MATERIAL SHOWN
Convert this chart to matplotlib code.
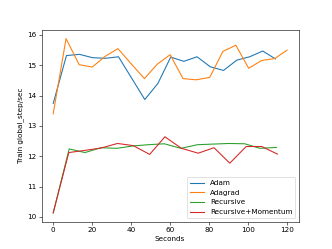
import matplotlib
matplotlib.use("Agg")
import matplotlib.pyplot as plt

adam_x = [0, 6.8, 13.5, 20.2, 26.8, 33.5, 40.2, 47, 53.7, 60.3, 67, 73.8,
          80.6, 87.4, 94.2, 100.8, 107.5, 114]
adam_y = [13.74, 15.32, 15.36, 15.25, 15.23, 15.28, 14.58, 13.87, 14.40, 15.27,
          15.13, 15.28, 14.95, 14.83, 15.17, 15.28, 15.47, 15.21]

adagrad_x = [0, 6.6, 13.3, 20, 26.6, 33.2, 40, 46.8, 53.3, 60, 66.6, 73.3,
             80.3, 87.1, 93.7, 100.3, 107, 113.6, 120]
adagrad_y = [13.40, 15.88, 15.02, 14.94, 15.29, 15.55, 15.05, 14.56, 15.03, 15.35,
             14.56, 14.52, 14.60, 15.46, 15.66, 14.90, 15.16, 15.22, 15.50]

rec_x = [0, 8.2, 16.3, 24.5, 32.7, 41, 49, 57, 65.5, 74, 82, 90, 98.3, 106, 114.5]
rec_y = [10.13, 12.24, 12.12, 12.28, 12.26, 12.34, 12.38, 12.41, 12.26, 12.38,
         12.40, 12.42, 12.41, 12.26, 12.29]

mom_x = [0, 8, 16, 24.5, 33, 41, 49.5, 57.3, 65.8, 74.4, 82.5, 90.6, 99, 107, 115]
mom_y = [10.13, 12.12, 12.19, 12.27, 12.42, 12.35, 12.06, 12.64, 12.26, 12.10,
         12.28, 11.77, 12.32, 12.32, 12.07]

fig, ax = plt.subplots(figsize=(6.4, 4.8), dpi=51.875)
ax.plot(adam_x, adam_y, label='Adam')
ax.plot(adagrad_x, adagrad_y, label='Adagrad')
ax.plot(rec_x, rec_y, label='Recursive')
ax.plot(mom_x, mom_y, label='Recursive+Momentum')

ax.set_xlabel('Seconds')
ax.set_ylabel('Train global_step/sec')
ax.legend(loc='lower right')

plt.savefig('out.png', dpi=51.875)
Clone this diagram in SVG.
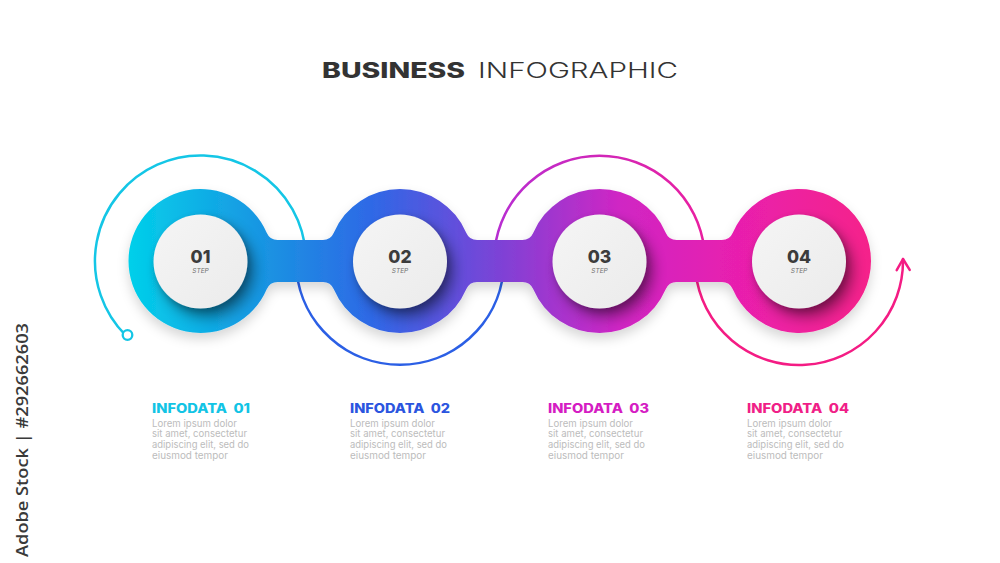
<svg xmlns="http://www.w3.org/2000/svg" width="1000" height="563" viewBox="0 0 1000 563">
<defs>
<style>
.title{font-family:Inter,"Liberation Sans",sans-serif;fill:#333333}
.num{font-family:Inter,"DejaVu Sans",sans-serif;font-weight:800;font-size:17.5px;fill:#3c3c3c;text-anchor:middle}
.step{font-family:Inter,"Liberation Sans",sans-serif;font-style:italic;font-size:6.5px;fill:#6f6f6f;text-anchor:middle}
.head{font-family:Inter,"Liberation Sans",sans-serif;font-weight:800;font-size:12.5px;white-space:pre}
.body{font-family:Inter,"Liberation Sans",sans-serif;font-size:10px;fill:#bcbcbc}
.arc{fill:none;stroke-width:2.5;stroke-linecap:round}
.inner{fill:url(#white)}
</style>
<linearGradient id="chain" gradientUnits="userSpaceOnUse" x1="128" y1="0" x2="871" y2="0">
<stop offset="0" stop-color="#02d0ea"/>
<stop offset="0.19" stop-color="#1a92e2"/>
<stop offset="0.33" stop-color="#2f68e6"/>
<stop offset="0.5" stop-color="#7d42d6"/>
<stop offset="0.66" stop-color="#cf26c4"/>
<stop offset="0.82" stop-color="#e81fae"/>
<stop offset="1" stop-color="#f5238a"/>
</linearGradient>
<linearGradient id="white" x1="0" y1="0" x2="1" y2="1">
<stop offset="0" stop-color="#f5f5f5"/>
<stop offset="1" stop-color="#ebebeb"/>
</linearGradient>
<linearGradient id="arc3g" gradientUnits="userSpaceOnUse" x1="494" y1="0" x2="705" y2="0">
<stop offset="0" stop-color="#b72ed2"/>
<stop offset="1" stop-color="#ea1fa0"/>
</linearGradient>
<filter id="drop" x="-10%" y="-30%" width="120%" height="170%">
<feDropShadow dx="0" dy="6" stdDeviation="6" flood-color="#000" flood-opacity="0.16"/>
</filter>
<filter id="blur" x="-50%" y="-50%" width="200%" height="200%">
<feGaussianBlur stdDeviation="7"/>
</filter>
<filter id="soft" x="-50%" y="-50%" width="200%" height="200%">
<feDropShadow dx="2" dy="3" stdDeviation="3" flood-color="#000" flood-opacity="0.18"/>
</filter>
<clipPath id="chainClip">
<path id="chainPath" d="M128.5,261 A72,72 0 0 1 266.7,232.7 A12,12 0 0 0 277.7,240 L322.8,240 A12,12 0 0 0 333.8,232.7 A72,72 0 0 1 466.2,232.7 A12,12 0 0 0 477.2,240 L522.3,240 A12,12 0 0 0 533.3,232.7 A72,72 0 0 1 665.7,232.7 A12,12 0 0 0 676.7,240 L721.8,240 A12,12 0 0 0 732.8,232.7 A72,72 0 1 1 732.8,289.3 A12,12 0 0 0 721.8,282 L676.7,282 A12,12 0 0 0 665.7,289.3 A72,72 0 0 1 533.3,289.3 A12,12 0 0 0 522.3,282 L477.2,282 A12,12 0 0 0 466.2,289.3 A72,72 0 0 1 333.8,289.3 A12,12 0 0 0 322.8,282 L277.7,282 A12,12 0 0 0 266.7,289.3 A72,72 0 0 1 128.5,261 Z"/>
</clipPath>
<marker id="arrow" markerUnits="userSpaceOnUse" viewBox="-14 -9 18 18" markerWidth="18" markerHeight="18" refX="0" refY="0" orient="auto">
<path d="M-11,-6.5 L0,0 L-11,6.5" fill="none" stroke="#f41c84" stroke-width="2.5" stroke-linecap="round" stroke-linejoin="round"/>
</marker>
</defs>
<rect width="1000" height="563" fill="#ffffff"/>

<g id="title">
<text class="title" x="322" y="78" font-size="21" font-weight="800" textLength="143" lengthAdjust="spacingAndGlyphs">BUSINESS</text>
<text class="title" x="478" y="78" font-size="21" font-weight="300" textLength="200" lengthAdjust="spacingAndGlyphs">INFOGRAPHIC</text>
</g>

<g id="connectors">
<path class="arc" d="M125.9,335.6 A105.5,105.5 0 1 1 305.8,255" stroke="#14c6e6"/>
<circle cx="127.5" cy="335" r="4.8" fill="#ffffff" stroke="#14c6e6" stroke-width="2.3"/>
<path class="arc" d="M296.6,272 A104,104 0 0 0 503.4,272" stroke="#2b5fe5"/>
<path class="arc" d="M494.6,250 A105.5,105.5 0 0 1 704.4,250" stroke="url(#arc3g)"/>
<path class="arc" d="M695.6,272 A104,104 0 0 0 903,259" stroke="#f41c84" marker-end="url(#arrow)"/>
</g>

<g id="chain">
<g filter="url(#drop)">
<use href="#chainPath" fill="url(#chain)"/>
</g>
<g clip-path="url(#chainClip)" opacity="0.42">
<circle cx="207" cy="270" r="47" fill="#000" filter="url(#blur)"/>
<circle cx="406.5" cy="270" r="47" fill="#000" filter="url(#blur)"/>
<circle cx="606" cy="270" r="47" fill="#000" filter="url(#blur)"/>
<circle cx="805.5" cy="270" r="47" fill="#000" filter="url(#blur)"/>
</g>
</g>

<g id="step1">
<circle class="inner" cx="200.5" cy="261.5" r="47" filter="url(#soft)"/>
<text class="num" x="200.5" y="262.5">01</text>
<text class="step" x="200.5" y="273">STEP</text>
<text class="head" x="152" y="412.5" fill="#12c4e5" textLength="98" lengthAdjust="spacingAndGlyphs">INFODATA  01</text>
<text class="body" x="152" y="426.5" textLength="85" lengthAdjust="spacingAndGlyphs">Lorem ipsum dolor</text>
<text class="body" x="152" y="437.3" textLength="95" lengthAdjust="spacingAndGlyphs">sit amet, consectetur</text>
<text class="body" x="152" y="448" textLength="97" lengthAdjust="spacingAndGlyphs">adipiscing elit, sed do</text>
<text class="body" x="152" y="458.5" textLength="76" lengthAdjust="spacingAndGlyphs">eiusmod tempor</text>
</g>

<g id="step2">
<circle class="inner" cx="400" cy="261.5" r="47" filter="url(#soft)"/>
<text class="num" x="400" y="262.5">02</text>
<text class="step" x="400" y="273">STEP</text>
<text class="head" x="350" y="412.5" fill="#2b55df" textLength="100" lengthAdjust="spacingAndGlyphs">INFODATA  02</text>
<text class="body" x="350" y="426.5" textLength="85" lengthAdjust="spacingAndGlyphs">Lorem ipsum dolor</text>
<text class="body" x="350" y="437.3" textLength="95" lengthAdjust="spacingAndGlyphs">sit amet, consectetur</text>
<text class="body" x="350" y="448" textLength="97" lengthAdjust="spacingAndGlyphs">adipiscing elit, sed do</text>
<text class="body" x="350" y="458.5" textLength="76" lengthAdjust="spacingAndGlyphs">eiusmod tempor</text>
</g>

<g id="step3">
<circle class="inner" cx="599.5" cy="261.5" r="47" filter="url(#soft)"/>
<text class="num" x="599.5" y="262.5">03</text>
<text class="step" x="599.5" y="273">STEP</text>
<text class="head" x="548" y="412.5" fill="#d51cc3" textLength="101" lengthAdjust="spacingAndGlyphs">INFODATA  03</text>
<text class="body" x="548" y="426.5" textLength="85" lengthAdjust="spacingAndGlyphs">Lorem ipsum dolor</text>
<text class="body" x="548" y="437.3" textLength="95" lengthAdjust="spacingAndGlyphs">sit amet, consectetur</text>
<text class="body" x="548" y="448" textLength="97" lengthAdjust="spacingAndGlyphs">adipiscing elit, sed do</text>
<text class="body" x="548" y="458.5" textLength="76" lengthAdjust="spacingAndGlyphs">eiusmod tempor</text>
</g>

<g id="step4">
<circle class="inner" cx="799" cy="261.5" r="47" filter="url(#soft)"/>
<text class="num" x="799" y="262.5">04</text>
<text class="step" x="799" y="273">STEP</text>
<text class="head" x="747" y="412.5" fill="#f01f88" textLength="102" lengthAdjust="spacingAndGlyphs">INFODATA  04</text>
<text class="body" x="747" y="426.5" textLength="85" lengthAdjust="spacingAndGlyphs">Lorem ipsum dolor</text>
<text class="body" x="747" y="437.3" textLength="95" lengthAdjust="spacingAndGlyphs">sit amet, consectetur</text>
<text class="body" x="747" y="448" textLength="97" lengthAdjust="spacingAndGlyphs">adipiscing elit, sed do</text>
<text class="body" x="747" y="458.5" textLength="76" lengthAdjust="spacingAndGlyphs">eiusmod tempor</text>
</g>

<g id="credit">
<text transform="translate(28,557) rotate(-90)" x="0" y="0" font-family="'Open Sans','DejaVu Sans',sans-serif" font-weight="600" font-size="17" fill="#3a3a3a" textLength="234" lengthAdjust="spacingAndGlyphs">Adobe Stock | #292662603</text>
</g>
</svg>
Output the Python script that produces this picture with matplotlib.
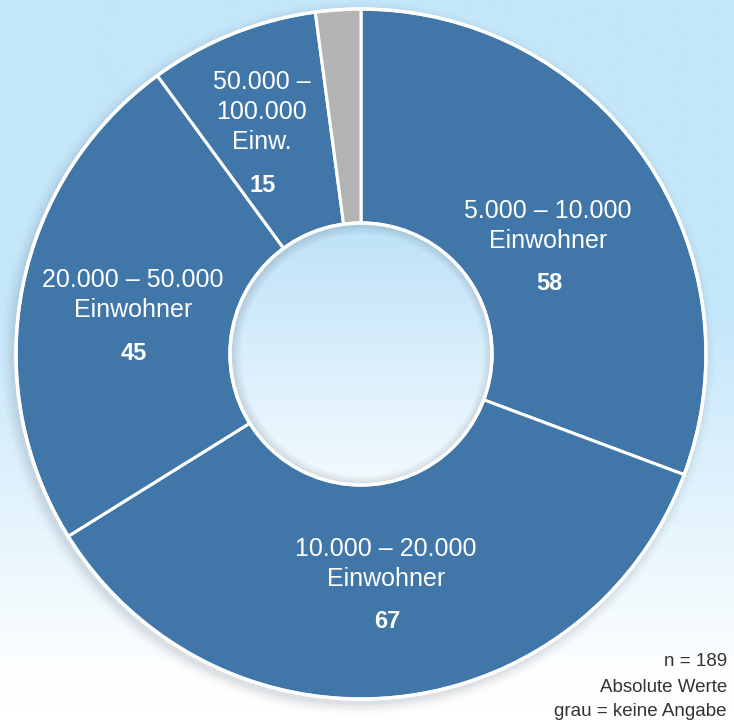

GOAL OF THE EXERCISE
Please reproduce the listing exactly from its opening line through the line that contains "import matplotlib.pyplot as plt", both included, with all pictures omitted.

THE SOLUTION
Convert this chart to matplotlib code.
import matplotlib
matplotlib.use("Agg")
import matplotlib.pyplot as plt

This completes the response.